**DIRECTIVE**
Print the lines beginning with the one that contains "Write the D3.js code for this chart." and ending with the one that contains "557, 526, 515]", exactly, both included, and no other lines.

* Begin *

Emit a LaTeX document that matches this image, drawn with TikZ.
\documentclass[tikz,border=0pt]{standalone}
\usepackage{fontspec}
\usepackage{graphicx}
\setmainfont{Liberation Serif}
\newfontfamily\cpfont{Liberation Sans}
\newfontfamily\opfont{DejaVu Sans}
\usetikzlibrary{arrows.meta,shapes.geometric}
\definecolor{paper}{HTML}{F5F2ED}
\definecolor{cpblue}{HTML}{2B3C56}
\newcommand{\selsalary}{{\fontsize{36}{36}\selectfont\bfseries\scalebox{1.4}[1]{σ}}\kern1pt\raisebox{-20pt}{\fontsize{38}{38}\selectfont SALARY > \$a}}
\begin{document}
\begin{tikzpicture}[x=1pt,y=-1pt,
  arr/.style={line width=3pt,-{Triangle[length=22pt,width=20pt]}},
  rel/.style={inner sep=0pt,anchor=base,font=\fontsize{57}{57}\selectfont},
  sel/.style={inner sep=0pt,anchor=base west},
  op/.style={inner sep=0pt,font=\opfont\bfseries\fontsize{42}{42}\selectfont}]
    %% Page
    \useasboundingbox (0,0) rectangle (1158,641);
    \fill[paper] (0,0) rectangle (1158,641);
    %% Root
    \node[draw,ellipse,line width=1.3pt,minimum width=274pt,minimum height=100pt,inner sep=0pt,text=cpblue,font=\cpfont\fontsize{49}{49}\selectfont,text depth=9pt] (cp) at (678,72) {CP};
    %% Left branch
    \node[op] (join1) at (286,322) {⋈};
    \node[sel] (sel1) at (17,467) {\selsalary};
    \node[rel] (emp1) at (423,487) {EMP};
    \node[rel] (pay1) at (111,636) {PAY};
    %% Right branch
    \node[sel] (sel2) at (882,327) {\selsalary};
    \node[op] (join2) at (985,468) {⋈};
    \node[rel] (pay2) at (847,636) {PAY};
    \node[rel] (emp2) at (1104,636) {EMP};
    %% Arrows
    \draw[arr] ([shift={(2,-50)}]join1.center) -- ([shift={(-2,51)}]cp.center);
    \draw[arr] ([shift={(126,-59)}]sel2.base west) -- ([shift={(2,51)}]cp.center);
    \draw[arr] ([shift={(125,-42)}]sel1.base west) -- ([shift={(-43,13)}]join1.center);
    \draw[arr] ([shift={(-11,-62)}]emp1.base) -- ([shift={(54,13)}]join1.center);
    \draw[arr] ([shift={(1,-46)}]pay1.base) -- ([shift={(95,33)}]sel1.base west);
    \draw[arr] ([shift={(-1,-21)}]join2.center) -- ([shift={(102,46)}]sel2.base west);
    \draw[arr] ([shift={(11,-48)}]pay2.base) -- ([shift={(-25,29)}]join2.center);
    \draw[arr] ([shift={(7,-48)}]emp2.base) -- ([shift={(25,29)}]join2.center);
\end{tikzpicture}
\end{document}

* End *
* Begin *

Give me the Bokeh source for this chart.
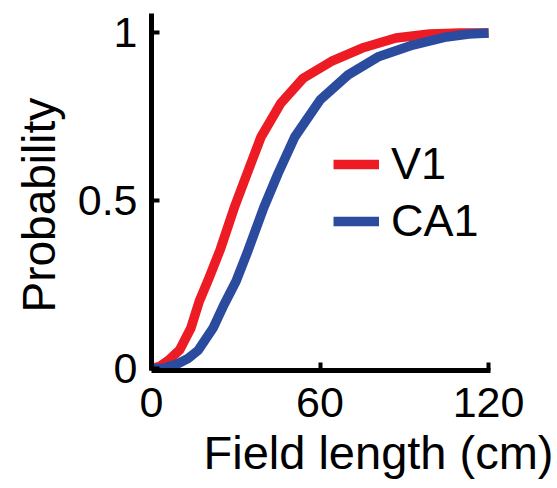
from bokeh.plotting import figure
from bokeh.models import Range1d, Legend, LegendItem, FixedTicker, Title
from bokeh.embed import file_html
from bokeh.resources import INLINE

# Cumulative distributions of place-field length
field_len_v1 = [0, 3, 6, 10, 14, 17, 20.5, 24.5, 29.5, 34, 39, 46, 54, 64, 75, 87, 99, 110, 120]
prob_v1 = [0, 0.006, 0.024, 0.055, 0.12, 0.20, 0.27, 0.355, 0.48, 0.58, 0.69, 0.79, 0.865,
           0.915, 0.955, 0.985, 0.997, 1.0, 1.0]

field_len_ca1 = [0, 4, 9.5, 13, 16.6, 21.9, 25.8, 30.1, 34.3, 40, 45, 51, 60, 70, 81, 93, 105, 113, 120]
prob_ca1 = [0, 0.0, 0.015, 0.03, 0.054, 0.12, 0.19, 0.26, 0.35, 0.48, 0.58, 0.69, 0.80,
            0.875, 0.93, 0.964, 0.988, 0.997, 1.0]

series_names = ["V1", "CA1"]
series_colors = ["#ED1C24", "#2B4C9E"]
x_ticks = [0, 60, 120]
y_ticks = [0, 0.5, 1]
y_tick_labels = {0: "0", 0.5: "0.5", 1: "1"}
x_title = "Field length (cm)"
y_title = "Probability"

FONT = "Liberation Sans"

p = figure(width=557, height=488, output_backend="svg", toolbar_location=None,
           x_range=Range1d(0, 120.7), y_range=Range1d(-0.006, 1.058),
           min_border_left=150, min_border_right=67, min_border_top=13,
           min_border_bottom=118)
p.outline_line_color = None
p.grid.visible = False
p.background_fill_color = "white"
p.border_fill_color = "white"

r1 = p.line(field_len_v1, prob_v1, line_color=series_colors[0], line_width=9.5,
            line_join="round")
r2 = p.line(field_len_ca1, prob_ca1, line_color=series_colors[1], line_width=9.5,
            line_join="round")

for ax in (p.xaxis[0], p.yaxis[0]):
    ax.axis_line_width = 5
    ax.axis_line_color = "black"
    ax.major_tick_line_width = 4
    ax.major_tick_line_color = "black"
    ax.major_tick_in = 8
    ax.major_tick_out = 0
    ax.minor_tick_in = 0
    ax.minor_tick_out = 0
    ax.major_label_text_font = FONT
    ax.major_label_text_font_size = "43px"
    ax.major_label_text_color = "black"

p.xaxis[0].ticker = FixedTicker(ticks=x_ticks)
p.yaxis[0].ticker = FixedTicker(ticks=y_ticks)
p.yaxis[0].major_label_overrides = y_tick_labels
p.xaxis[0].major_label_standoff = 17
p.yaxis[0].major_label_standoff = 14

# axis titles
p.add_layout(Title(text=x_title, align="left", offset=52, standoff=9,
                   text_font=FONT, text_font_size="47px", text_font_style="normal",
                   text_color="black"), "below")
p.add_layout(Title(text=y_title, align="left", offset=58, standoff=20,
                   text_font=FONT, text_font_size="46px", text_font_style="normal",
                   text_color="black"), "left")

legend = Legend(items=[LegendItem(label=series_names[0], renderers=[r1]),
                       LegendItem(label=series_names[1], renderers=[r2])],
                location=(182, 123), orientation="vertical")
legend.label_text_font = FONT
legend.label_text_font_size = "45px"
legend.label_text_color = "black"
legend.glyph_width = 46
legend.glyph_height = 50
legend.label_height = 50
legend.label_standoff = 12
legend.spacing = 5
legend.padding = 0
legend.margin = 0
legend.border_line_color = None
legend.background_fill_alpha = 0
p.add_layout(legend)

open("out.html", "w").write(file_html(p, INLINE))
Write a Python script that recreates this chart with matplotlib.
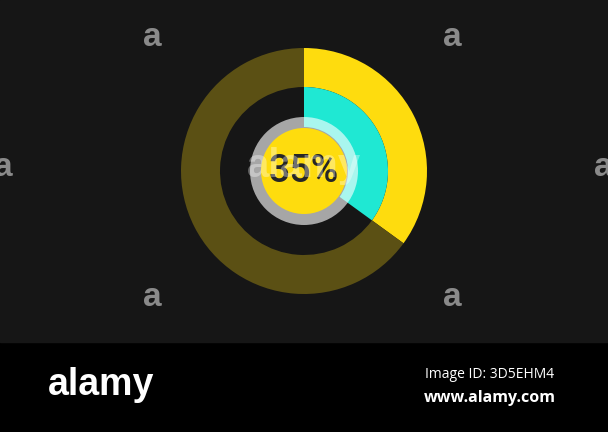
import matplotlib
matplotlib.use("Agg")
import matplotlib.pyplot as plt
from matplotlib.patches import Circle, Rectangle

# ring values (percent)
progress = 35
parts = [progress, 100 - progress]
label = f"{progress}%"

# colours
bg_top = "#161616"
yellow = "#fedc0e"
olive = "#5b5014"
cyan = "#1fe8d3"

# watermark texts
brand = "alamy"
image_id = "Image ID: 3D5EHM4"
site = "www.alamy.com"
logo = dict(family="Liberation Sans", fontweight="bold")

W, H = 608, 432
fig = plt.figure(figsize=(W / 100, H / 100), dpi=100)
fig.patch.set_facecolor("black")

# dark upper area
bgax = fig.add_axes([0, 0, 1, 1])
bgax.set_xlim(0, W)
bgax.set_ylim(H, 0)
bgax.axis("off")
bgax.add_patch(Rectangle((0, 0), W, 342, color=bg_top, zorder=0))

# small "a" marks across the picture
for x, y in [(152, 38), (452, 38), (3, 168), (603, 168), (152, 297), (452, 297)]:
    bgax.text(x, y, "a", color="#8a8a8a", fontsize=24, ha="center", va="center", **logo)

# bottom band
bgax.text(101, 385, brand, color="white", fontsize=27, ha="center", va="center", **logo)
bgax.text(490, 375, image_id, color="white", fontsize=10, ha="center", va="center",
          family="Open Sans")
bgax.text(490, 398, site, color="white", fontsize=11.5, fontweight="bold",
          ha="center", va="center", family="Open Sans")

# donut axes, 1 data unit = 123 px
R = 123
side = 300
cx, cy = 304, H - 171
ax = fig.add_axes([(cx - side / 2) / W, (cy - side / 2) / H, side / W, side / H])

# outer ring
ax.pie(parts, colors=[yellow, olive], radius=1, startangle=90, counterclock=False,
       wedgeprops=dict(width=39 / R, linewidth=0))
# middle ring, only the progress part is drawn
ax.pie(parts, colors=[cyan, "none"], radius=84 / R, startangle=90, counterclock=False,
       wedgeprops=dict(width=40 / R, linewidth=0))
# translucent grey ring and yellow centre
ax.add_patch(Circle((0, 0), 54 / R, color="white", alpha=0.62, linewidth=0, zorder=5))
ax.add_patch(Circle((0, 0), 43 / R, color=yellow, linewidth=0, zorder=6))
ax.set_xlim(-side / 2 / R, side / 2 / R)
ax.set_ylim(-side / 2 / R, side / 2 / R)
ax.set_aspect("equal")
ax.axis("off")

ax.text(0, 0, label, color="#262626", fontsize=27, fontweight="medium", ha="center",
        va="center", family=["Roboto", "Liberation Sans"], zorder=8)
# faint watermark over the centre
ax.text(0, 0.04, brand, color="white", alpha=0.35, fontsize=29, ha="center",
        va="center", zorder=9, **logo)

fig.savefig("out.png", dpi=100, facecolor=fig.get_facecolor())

* End *
* Begin *

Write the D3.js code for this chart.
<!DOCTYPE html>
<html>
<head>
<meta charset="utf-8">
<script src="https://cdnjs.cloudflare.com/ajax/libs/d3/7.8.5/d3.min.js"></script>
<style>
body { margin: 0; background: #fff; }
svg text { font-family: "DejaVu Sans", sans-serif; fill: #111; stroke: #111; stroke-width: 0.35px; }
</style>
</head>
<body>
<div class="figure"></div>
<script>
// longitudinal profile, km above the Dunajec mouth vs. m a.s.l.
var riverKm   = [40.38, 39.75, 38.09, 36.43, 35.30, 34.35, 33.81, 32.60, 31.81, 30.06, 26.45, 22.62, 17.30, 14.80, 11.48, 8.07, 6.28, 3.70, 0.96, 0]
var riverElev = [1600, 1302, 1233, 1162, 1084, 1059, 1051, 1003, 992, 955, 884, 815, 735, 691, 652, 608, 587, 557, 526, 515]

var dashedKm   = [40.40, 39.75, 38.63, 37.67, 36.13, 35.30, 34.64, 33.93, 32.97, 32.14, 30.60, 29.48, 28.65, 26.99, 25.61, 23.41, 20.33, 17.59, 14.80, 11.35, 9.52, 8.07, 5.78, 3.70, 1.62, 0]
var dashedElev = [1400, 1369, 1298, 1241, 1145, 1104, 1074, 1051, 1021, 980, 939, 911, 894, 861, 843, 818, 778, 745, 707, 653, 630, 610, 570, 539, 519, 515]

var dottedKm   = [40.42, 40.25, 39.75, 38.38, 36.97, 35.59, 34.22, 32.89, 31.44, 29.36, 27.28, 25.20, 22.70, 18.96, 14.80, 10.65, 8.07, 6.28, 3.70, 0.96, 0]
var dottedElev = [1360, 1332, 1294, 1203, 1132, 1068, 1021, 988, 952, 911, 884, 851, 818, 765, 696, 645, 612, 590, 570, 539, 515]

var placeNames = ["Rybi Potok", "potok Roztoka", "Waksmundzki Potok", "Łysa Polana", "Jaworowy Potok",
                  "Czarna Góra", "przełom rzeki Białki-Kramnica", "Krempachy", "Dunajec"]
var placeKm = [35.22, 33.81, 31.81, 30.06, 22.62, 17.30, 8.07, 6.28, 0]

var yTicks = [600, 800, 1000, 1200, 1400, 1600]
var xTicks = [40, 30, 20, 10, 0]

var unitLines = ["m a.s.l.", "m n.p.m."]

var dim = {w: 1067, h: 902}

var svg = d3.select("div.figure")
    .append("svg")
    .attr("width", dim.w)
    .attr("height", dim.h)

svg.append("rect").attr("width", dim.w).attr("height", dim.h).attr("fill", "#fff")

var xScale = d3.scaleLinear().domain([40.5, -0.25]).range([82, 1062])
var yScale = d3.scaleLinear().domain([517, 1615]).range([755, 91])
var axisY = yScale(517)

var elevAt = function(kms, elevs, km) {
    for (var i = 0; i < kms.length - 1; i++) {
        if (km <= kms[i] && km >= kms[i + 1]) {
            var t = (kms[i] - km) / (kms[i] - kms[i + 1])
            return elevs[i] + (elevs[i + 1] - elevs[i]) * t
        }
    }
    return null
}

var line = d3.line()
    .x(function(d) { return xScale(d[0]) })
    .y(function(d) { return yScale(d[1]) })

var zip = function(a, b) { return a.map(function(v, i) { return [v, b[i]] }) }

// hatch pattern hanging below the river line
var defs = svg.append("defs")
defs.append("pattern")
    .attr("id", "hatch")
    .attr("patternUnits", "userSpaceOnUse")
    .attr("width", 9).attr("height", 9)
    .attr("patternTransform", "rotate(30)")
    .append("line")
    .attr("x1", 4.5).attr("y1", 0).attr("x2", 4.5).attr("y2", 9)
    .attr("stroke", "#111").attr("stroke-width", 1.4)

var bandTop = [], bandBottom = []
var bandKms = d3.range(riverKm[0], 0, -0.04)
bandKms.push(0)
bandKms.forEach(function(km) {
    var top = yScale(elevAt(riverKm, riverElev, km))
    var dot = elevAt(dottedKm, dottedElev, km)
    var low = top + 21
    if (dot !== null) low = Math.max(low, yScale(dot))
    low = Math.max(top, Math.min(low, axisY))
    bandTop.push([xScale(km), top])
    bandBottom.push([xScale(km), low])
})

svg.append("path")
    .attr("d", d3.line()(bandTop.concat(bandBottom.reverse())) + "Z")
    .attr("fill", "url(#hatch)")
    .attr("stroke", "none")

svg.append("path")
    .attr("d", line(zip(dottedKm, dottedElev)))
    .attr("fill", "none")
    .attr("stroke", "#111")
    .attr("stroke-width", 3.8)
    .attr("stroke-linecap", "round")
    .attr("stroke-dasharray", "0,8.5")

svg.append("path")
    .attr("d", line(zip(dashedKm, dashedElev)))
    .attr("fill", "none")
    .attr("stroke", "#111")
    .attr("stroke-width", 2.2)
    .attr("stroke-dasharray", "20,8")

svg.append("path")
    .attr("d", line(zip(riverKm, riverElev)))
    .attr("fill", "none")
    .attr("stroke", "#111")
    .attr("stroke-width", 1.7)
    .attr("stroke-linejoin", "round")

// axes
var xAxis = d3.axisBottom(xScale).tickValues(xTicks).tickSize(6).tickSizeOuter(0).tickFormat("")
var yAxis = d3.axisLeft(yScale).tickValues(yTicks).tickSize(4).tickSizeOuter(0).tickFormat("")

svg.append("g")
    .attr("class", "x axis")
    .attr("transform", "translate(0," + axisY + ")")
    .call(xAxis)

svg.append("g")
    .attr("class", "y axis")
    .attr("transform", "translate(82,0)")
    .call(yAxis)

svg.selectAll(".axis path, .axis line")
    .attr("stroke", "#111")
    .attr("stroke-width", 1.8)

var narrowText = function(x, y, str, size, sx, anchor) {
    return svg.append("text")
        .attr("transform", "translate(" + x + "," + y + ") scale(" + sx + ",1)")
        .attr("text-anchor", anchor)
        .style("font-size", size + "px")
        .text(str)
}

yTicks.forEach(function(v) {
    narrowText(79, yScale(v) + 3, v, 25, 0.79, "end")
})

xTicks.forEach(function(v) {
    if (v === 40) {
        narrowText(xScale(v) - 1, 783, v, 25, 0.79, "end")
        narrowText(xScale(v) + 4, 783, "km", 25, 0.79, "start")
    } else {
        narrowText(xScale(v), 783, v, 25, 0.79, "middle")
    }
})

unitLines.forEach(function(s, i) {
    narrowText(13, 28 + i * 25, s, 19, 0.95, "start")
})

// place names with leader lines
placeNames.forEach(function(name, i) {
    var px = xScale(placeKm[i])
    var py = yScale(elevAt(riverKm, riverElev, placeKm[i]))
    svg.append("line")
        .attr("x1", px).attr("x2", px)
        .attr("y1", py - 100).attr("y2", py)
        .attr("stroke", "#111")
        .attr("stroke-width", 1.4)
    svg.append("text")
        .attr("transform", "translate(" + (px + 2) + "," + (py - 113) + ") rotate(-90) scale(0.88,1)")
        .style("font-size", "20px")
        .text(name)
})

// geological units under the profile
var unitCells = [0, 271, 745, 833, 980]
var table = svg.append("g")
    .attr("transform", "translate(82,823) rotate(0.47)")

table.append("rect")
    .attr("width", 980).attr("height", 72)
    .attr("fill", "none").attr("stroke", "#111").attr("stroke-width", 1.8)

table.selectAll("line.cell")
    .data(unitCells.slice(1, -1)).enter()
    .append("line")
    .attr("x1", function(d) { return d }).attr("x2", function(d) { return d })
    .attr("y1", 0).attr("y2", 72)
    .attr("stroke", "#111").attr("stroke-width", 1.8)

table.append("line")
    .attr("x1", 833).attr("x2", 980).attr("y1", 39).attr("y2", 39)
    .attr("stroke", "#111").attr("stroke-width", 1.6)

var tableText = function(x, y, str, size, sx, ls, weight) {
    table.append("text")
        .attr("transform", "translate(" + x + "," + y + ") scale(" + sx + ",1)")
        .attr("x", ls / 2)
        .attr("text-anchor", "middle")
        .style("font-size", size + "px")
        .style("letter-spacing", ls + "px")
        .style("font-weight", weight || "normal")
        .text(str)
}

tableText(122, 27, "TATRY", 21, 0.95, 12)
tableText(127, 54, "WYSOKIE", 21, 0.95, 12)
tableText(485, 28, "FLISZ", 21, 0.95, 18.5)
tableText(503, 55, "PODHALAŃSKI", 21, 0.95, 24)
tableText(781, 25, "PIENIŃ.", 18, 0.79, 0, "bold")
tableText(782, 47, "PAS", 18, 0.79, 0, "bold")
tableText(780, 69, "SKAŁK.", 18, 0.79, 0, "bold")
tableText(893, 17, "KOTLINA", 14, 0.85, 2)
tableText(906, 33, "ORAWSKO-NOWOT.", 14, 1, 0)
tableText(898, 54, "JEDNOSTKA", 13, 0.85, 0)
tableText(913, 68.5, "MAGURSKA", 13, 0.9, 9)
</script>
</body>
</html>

* End *

**EXERCISE SOLUTION**
Write the D3.js code for this chart.
<!DOCTYPE html>
<html>
<head>
<meta charset="utf-8">
<script src="https://cdnjs.cloudflare.com/ajax/libs/d3/7.8.5/d3.min.js"></script>
<style>
body { margin: 0; background: #fff; }
svg text { font-family: "DejaVu Sans", sans-serif; fill: #111; stroke: #111; stroke-width: 0.35px; }
</style>
</head>
<body>
<div class="figure"></div>
<script>
// longitudinal profile, km above the Dunajec mouth vs. m a.s.l.
var riverKm   = [40.38, 39.75, 38.09, 36.43, 35.30, 34.35, 33.81, 32.60, 31.81, 30.06, 26.45, 22.62, 17.30, 14.80, 11.48, 8.07, 6.28, 3.70, 0.96, 0]
var riverElev = [1600, 1302, 1233, 1162, 1084, 1059, 1051, 1003, 992, 955, 884, 815, 735, 691, 652, 608, 587, 557, 526, 515]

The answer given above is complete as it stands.